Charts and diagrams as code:

--- begin ---

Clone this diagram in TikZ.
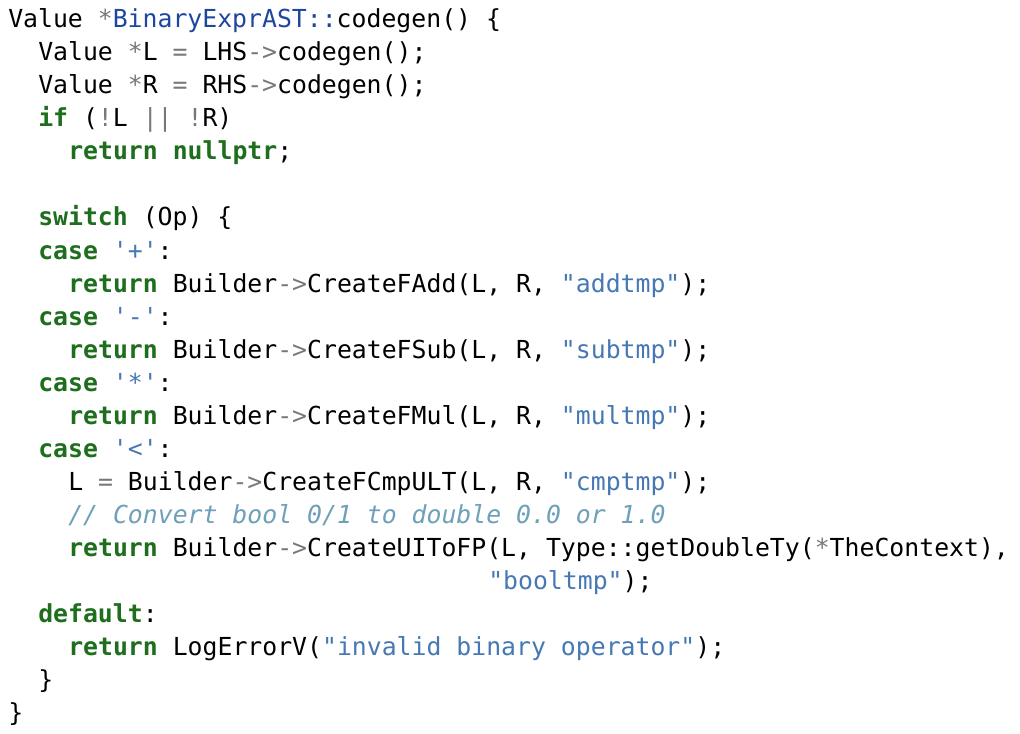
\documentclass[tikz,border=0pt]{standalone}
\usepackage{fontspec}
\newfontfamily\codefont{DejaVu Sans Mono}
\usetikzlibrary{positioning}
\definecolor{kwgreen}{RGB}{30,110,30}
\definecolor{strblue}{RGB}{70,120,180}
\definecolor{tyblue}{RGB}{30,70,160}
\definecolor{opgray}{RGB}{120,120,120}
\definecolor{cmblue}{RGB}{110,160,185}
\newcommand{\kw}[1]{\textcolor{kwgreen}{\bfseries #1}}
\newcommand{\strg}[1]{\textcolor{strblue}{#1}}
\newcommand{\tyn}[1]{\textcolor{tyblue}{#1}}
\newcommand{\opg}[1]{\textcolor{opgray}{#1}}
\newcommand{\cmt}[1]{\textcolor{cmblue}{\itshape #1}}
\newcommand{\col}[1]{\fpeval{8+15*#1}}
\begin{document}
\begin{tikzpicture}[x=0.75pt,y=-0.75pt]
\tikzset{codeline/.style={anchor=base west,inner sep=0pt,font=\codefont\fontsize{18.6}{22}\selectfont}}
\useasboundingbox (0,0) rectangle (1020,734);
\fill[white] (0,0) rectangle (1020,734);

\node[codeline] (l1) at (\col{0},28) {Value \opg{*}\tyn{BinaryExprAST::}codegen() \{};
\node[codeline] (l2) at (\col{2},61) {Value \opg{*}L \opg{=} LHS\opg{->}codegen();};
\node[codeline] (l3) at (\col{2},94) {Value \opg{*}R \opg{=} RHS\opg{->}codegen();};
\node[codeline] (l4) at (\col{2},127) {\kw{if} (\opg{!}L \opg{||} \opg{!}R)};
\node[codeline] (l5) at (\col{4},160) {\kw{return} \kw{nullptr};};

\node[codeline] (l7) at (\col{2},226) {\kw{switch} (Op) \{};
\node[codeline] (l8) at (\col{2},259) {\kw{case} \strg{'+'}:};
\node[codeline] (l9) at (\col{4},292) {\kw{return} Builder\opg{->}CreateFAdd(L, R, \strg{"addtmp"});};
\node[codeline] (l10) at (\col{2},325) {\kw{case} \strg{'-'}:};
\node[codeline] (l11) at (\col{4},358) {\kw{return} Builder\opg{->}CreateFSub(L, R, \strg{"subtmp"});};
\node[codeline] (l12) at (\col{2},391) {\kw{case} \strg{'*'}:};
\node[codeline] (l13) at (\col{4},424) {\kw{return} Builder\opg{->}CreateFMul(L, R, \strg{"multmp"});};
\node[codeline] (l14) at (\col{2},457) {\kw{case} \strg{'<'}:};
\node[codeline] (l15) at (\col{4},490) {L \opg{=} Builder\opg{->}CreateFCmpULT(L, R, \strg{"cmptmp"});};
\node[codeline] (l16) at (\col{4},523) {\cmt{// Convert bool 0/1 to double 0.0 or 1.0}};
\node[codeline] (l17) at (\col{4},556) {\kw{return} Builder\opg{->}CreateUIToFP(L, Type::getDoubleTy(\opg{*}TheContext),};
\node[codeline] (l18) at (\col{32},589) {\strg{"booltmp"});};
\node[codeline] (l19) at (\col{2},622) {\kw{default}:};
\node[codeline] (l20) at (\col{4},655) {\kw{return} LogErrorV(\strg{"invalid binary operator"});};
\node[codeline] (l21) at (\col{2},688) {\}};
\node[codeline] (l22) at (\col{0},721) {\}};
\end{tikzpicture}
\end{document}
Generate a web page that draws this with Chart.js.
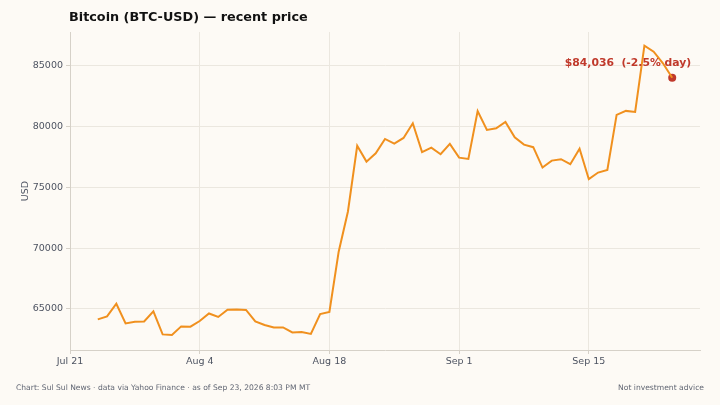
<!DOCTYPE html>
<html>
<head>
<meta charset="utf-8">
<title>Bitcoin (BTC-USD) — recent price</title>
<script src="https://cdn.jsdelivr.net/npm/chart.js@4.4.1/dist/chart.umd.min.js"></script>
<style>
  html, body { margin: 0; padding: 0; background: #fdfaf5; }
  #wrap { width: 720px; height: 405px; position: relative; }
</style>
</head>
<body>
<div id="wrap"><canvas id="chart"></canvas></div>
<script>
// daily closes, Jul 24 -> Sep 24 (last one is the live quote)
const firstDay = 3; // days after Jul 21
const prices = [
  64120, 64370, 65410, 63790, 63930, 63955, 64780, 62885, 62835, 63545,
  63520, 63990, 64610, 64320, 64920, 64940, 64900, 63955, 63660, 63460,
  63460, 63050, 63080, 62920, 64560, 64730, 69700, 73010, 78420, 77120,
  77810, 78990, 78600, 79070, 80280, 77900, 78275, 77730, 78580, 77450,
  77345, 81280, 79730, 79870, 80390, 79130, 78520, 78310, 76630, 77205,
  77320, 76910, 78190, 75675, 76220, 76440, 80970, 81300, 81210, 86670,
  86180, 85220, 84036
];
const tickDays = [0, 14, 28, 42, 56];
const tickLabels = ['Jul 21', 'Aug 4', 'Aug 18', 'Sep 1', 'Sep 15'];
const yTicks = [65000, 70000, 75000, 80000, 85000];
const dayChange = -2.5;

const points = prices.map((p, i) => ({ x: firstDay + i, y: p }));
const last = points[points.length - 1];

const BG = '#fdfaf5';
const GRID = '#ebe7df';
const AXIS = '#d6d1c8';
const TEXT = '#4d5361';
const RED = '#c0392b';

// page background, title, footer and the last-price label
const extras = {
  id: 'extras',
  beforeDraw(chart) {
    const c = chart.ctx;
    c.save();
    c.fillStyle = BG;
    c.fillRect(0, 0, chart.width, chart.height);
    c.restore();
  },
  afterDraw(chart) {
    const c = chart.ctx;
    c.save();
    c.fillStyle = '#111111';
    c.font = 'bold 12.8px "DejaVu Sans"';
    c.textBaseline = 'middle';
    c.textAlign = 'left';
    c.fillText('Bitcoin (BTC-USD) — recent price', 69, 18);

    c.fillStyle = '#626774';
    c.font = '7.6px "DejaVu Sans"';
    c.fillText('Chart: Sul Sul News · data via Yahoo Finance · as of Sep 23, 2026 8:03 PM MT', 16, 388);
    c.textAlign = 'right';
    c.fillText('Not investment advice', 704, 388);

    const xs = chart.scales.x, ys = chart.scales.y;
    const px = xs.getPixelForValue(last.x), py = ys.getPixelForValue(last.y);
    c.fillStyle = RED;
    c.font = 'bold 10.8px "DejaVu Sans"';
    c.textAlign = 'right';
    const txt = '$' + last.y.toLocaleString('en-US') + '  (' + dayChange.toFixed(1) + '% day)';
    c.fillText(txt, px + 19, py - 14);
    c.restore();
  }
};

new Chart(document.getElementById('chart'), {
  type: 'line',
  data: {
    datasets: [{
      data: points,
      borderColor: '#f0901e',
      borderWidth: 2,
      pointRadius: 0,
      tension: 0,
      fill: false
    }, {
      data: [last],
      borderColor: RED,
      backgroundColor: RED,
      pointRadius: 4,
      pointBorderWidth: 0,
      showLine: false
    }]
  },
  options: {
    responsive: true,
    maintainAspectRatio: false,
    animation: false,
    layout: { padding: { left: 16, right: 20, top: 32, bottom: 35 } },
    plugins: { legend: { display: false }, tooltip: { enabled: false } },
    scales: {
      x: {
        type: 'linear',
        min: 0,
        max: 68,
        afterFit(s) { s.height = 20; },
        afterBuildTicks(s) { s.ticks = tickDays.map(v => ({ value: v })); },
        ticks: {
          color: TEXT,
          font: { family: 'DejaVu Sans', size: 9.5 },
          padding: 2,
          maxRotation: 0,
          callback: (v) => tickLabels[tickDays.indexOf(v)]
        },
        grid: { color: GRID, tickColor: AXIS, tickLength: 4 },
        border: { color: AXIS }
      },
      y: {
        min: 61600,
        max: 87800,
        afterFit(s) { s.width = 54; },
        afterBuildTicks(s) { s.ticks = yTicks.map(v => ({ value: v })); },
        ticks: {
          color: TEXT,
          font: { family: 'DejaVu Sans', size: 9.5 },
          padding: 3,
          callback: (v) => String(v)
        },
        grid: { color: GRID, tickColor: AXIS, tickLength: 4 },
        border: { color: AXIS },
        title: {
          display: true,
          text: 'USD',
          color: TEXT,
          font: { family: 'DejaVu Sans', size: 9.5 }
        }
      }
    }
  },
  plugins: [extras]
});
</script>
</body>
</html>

--- end ---
--- begin ---

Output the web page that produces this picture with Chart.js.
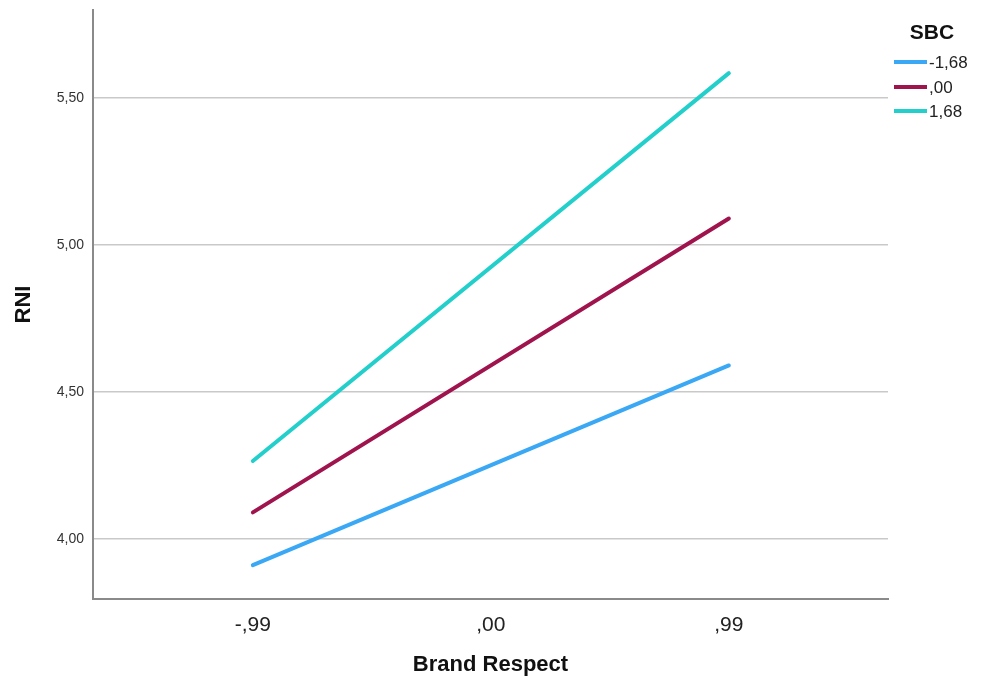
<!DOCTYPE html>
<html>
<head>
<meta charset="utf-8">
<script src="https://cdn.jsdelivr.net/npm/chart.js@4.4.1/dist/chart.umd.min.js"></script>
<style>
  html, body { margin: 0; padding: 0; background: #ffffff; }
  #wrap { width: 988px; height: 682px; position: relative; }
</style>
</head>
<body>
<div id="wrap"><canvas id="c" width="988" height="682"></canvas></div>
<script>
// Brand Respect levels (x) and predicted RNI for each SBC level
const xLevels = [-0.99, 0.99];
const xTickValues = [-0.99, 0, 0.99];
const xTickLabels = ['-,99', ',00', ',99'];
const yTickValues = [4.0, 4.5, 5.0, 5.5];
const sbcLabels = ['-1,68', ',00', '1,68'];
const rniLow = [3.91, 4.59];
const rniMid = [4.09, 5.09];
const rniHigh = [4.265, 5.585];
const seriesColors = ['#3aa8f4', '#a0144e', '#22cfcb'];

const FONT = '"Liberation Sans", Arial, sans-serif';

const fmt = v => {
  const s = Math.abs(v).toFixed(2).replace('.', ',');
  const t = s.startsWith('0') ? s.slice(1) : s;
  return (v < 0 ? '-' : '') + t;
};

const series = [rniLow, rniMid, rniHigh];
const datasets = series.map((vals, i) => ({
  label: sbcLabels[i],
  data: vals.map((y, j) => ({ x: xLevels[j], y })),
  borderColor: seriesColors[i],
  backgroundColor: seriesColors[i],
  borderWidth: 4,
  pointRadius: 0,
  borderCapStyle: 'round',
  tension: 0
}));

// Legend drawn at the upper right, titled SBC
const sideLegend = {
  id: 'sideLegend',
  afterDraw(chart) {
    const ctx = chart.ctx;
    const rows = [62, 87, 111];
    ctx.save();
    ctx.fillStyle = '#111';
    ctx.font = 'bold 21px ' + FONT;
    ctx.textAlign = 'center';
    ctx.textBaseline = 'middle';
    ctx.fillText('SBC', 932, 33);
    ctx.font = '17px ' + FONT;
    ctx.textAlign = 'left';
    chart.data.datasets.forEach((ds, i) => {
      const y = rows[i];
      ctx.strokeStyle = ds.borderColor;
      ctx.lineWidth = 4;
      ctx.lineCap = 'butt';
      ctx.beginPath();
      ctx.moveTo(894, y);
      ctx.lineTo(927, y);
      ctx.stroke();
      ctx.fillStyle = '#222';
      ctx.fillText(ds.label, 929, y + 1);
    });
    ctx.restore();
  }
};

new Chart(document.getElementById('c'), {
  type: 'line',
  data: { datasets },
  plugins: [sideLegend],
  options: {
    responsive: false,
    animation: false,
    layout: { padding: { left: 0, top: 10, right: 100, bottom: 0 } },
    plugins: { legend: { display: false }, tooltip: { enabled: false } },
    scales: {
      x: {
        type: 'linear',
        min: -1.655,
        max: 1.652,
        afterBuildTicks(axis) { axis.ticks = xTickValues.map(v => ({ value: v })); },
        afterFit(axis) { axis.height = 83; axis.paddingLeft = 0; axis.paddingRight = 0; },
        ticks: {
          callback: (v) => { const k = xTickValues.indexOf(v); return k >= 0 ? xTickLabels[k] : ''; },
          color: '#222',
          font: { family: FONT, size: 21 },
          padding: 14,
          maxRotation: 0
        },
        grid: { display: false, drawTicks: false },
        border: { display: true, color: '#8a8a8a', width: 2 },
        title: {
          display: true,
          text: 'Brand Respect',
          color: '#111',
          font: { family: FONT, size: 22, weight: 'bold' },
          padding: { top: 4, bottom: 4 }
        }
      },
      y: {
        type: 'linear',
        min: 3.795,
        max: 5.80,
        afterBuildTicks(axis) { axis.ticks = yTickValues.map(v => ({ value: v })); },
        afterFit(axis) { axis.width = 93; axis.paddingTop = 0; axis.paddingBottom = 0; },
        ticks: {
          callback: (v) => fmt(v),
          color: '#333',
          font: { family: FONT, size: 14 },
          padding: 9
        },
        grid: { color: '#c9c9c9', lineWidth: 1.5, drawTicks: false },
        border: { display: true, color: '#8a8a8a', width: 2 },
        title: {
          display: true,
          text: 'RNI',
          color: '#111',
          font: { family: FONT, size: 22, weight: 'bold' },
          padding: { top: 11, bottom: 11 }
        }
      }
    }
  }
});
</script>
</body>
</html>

--- end ---

TASK:
Of the lines above, quote exactly those from the one with "Generate a web" through the one with "const RED = '#c0392b';", ends included; pictures stay out.

CORRECT RESULT:
Generate a web page that draws this with Chart.js.
<!DOCTYPE html>
<html>
<head>
<meta charset="utf-8">
<title>Bitcoin (BTC-USD) — recent price</title>
<script src="https://cdn.jsdelivr.net/npm/chart.js@4.4.1/dist/chart.umd.min.js"></script>
<style>
  html, body { margin: 0; padding: 0; background: #fdfaf5; }
  #wrap { width: 720px; height: 405px; position: relative; }
</style>
</head>
<body>
<div id="wrap"><canvas id="chart"></canvas></div>
<script>
// daily closes, Jul 24 -> Sep 24 (last one is the live quote)
const firstDay = 3; // days after Jul 21
const prices = [
  64120, 64370, 65410, 63790, 63930, 63955, 64780, 62885, 62835, 63545,
  63520, 63990, 64610, 64320, 64920, 64940, 64900, 63955, 63660, 63460,
  63460, 63050, 63080, 62920, 64560, 64730, 69700, 73010, 78420, 77120,
  77810, 78990, 78600, 79070, 80280, 77900, 78275, 77730, 78580, 77450,
  77345, 81280, 79730, 79870, 80390, 79130, 78520, 78310, 76630, 77205,
  77320, 76910, 78190, 75675, 76220, 76440, 80970, 81300, 81210, 86670,
  86180, 85220, 84036
];
const tickDays = [0, 14, 28, 42, 56];
const tickLabels = ['Jul 21', 'Aug 4', 'Aug 18', 'Sep 1', 'Sep 15'];
const yTicks = [65000, 70000, 75000, 80000, 85000];
const dayChange = -2.5;

const points = prices.map((p, i) => ({ x: firstDay + i, y: p }));
const last = points[points.length - 1];

const BG = '#fdfaf5';
const GRID = '#ebe7df';
const AXIS = '#d6d1c8';
const TEXT = '#4d5361';
const RED = '#c0392b';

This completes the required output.